Direction: Working from the data below, reproduce exactly the lines starting at the one that holds "Write the Bokeh code for this chart." and ending at the one that holds "min_border_right=0, min_border_top=84, min_border_bottom=39)". Pictures are excluded.

Records:
==========

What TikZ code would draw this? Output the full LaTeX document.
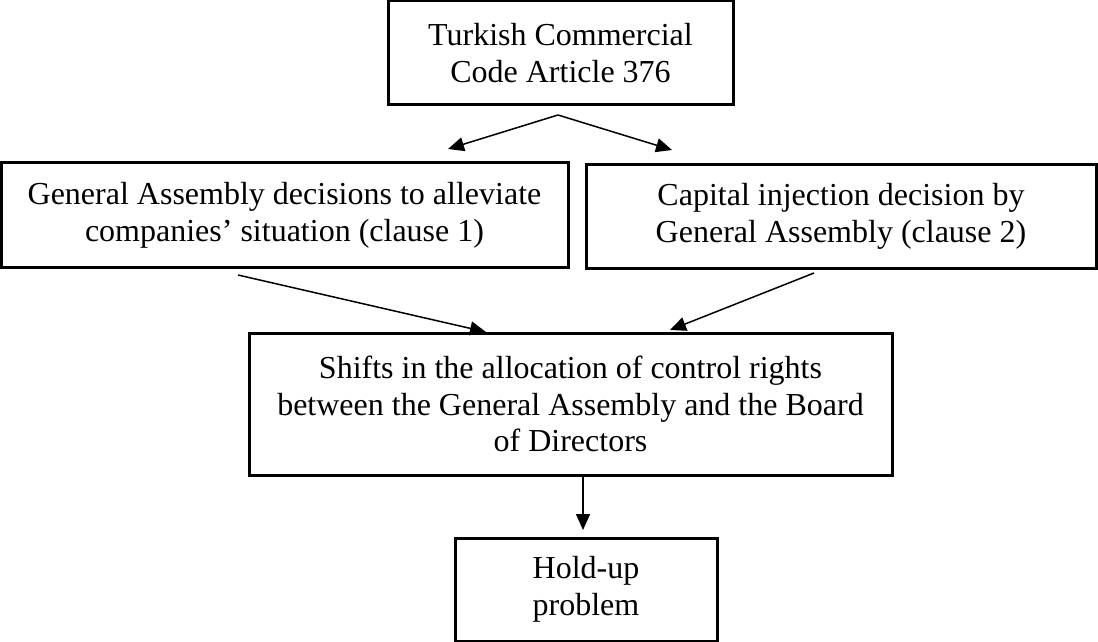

==========

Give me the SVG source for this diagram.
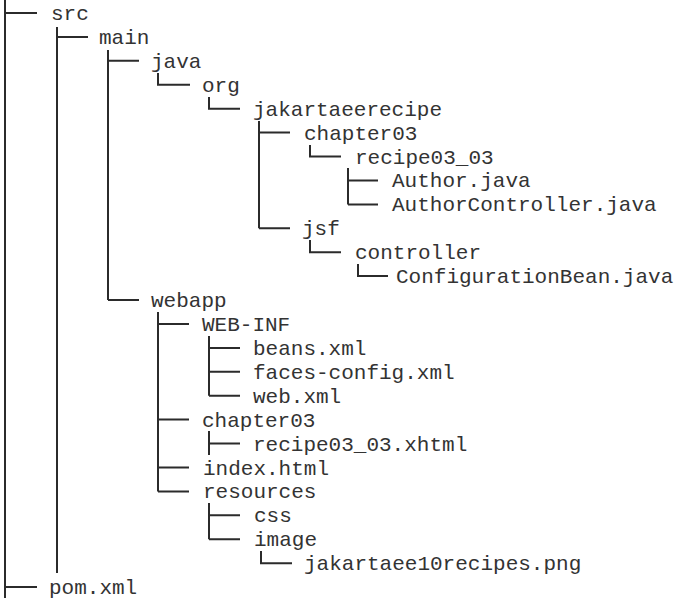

==========

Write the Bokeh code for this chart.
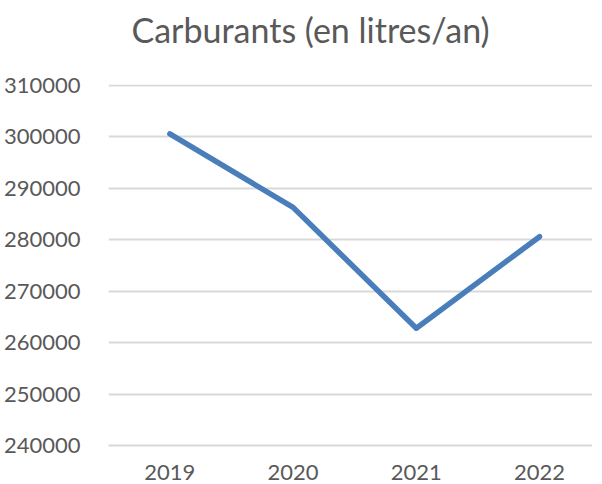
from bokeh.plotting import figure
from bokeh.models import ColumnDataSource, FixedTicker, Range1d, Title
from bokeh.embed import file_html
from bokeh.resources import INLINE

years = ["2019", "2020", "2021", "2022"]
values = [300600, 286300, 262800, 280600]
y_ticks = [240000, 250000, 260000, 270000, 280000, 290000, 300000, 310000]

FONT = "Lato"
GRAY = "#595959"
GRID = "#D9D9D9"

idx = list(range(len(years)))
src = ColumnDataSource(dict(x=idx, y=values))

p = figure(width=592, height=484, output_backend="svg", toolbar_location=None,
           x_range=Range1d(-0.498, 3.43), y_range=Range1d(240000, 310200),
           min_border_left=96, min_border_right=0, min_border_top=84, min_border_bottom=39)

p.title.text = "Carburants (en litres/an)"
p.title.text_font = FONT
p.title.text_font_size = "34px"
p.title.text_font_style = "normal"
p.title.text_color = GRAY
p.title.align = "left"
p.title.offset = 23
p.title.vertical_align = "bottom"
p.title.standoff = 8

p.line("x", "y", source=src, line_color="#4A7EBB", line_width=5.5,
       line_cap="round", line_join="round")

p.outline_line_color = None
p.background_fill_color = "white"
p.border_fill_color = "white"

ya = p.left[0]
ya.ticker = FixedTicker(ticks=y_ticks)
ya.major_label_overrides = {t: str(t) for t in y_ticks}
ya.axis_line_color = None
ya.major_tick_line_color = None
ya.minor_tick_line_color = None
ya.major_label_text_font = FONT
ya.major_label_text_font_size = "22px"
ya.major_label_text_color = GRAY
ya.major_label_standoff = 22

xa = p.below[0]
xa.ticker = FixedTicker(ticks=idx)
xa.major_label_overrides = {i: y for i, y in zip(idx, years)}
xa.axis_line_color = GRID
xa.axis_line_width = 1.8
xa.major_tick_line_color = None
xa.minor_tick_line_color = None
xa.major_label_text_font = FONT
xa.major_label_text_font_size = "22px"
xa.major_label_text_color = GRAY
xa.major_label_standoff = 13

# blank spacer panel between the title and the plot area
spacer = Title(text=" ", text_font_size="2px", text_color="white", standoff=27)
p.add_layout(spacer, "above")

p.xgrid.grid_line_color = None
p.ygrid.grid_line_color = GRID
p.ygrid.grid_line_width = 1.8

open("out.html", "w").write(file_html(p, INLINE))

==========

Completed task:
Write the Bokeh code for this chart.
from bokeh.plotting import figure
from bokeh.models import ColumnDataSource, FixedTicker, Range1d, Title
from bokeh.embed import file_html
from bokeh.resources import INLINE

years = ["2019", "2020", "2021", "2022"]
values = [300600, 286300, 262800, 280600]
y_ticks = [240000, 250000, 260000, 270000, 280000, 290000, 300000, 310000]

FONT = "Lato"
GRAY = "#595959"
GRID = "#D9D9D9"

idx = list(range(len(years)))
src = ColumnDataSource(dict(x=idx, y=values))

p = figure(width=592, height=484, output_backend="svg", toolbar_location=None,
           x_range=Range1d(-0.498, 3.43), y_range=Range1d(240000, 310200),
           min_border_left=96, min_border_right=0, min_border_top=84, min_border_bottom=39)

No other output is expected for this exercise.